The problem asks us to verify the identity $$(A+B)^{T}=A^{T}+B^{T}$$ using the given matrices $$A=\left(\begin{array}{rr}-2 & 4 \\ 4 & 0\end{array}\right)$$ and $$B=\left(\begin{array}{rr}0 & -5 \\ -2 & 3\end{array}\right)$$. The scalar $$\alpha=-3$$ is provided but is not used in this particular identity.

**step2** Calculating the sum of matrices A and B

First, we need to find the sum of matrix A and matrix B, denoted as $$A+B$$. To do this, we add the corresponding elements of A and B.
$$A+B = \left(\begin{array}{rr}-2 & 4 \\ 4 & 0\end{array}\right) + \left(\begin{array}{rr}0 & -5 \\ -2 & 3\end{array}\right)$$
We add each element:
For the element in the first row, first column: $$-2 + 0 = -2$$
For the element in the first row, second column: $$4 + (-5) = -1$$
For the element in the second row, first column: $$4 + (-2) = 2$$
For the element in the second row, second column: $$0 + 3 = 3$$
So, the sum matrix is:
$$A+B = \left(\begin{array}{rr}-2 & -1 \\ 2 & 3\end{array}\right)$$

Question1.step3 (Calculating the transpose of (A+B))

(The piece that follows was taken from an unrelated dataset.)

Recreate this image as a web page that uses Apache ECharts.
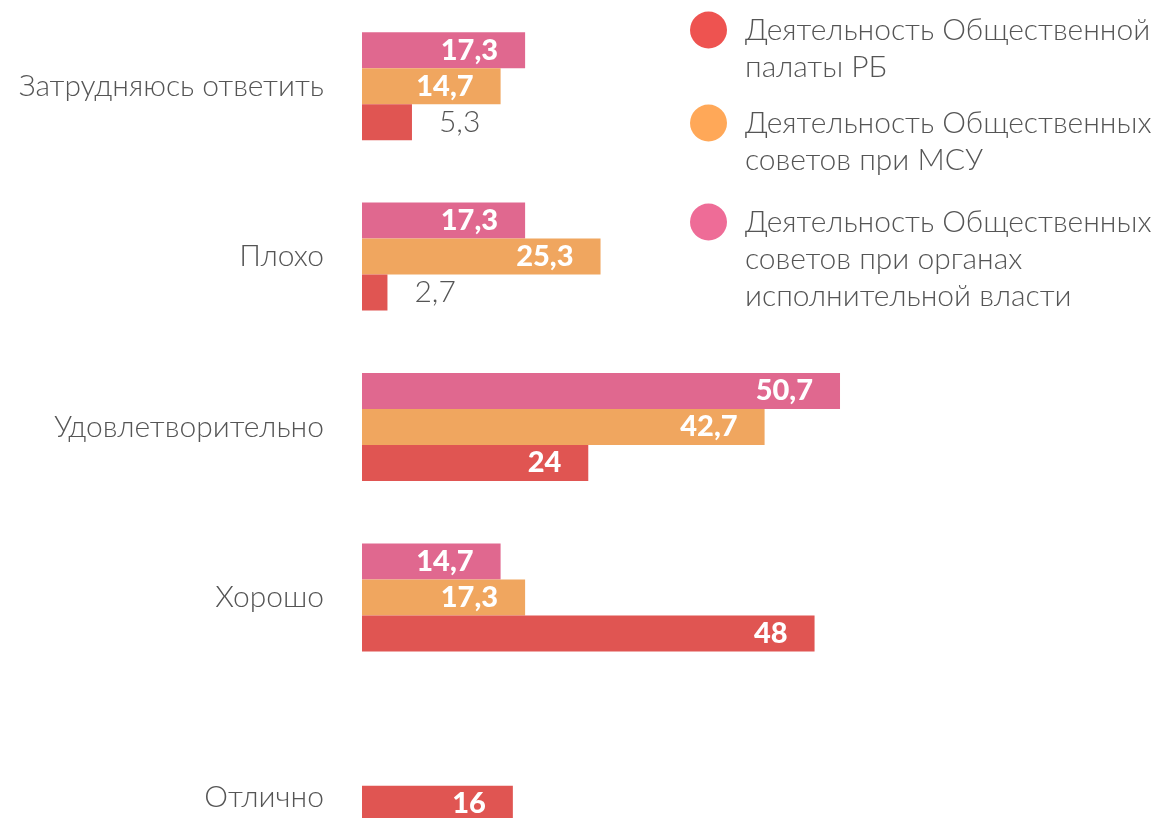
<!DOCTYPE html>
<html>
<head>
<meta charset="utf-8">
<script src="https://cdn.jsdelivr.net/npm/echarts@6/dist/echarts.min.js"></script>
<style>html,body{margin:0;padding:0;background:#fff}#c{width:1169px;height:818px}</style>
</head>
<body>
<div id="c"></div>
<script>
const categories = ['Затрудняюсь ответить', 'Плохо', 'Удовлетворительно', 'Хорошо', 'Отлично'];
const seriesNames = ['Деятельность Общественной палаты РБ', 'Деятельность Общественных советов при МСУ', 'Деятельность Общественных советов при органах исполнительной власти'];
const legendText = ['Деятельность Общественной\nпалаты РБ', 'Деятельность Общественных\nсоветов при МСУ', 'Деятельность Общественных\nсоветов при органах\nисполнительной власти'];
const palataRB = [5.3, 2.7, 24, 48, 16];
const sovetyMSU = [14.7, 25.3, 42.7, 17.3, null];
const sovetyOIV = [17.3, 17.3, 50.7, 14.7, null];

const barColors = ['#E05552', '#F0A65F', '#E0688F'];
const legendColors = ['#EE5350', '#FFA858', '#EE6C97'];
const FONT = 'Lato';
const fmt = v => String(v).replace('.', ',');

function buildData(arr) {
  return arr.map(v => {
    if (v == null) return null;
    if (v < 10) return { value: v, label: { position: 'right', distance: 27, color: '#555', fontWeight: 300, fontSize: 30, fontFamily: FONT } };
    return v;
  });
}

const seriesValues = [palataRB, sovetyMSU, sovetyOIV];
const chart = echarts.init(document.getElementById('c'), null, { renderer: 'canvas' });

const legendCenters = [30, 123, 222];
const LH = 37;
const legends = seriesNames.map((name, i) => {
  const lines = legendText[i].split('\n').length;
  const txt = '\n'.repeat(lines - 1) + legendText[i];
  const half = (2 * lines - 1) * LH / 2;
  return {
    data: [{ name: name, icon: 'circle', itemStyle: { color: legendColors[i] } }],
    left: 690, top: legendCenters[i] - half, padding: 0,
    itemWidth: 37, itemHeight: 37, itemGap: 0,
    selectedMode: false,
    formatter: () => txt,
    textStyle: { fontFamily: FONT, fontWeight: 300, fontSize: 30, color: '#555', lineHeight: LH, padding: [0, 0, 0, 13] }
  };
});

const order = [2, 1, 0];
const series = order.map(i => ({
  name: seriesNames[i],
  type: 'bar',
  data: buildData(seriesValues[i]),
  barWidth: 36,
  barGap: '0%',
  itemStyle: { color: barColors[i] },
  label: {
    show: true, position: 'insideRight', distance: 27,
    color: '#fff', fontFamily: FONT, fontWeight: 900, fontSize: 29,
    formatter: p => fmt(p.value)
  }
}));

chart.setOption({
  animation: false,
  legend: legends,
  grid: { left: 362, top: 1, height: 852, width: 565.7, containLabel: false, outerBoundsMode: 'none' },
  xAxis: { type: 'value', min: 0, max: 60, show: false },
  yAxis: {
    type: 'category', data: categories, inverse: true,
    axisLine: { show: false }, axisTick: { show: false }, splitLine: { show: false },
    axisLabel: {
      margin: 38, fontFamily: FONT, fontWeight: 300, fontSize: 30, color: '#555',
      formatter: v => v === 'Отлично' ? '{low|' + v + '}' : v,
      rich: { low: { fontFamily: FONT, fontWeight: 300, fontSize: 30, color: '#555', padding: [60, 0, 0, 0] } }
    }
  },
  series: series
});
</script>
</body>
</html>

Next, we find the transpose of the sum matrix $$(A+B)$$, denoted as $$(A+B)^{T}$$. To find the transpose, we swap the rows and columns of the matrix. The first row becomes the first column, and the second row becomes the second column.
From the previous step, we have $$A+B = \left(\begin{array}{rr}-2 & -1 \\ 2 & 3\end{array}\right)$$
The first row is $$(-2, -1)$$, which becomes the first column.
The second row is $$(2, 3)$$, which becomes the second column.
So, the transpose is:
$$(A+B)^{T} = \left(\begin{array}{rr}-2 & 2 \\ -1 & 3\end{array}\right)$$

**step4** Calculating the transpose of A

Now, we find the transpose of matrix A, denoted as $$A^{T}$$. We swap the rows and columns of A.
$$A = \left(\begin{array}{rr}-2 & 4 \\ 4 & 0\end{array}\right)$$
The first row is $$(-2, 4)$$, which becomes the first column.
The second row is $$(4, 0)$$, which becomes the second column.
So, the transpose is:
$$A^{T} = \left(\begin{array}{rr}-2 & 4 \\ 4 & 0\end{array}\right)$$

**step5** Calculating the transpose of B

Next, we find the transpose of matrix B, denoted as $$B^{T}$$. We swap the rows and columns of B.
$$B = \left(\begin{array}{rr}0 & -5 \\ -2 & 3\end{array}\right)$$
The first row is $$(0, -5)$$, which becomes the first column.
The second row is $$(-2, 3)$$, which becomes the second column.
So, the transpose is:
$$B^{T} = \left(\begin{array}{rr}0 & -2 \\ -5 & 3\end{array}\right)$$

**step6** Calculating the sum of A^T and B^T

Now, we find the sum of the transposed matrices $$A^{T}$$ and $$B^{T}$$, denoted as $$A^{T}+B^{T}$$. We add the corresponding elements of $$A^{T}$$ and $$B^{T}$$.
$$A^{T}+B^{T} = \left(\begin{array}{rr}-2 & 4 \\ 4 & 0\end{array}\right) + \left(\begin{array}{rr}0 & -2 \\ -5 & 3\end{array}\right)$$
We add each element:
For the element in the first row, first column: $$-2 + 0 = -2$$
For the element in the first row, second column: $$4 + (-2) = 2$$
For the element in the second row, first column: $$4 + (-5) = -1$$
For the element in the second row, second column: $$0 + 3 = 3$$
So, the sum of the transposed matrices is:
$$A^{T}+B^{T} = \left(\begin{array}{rr}-2 & 2 \\ -1 & 3\end{array}\right)$$

**step7** Comparing the results

Finally, we compare the result from Step 3, which is $$(A+B)^{T}$$, with the result from Step 6, which is $$A^{T}+B^{T}$$.
From Step 3, we have $$(A+B)^{T} = \left(\begin{array}{rr}-2 & 2 \\ -1 & 3\end{array}\right)$$
From Step 6, we have $$A^{T}+B^{T} = \left(\begin{array}{rr}-2 & 2 \\ -1 & 3\end{array}\right)$$
Since both results are identical, $$(A+B)^{T} = A^{T}+B^{T}$$ is satisfied by the given matrices. This demonstrates the property that the transpose of a sum of matrices is equal to the sum of their transposes.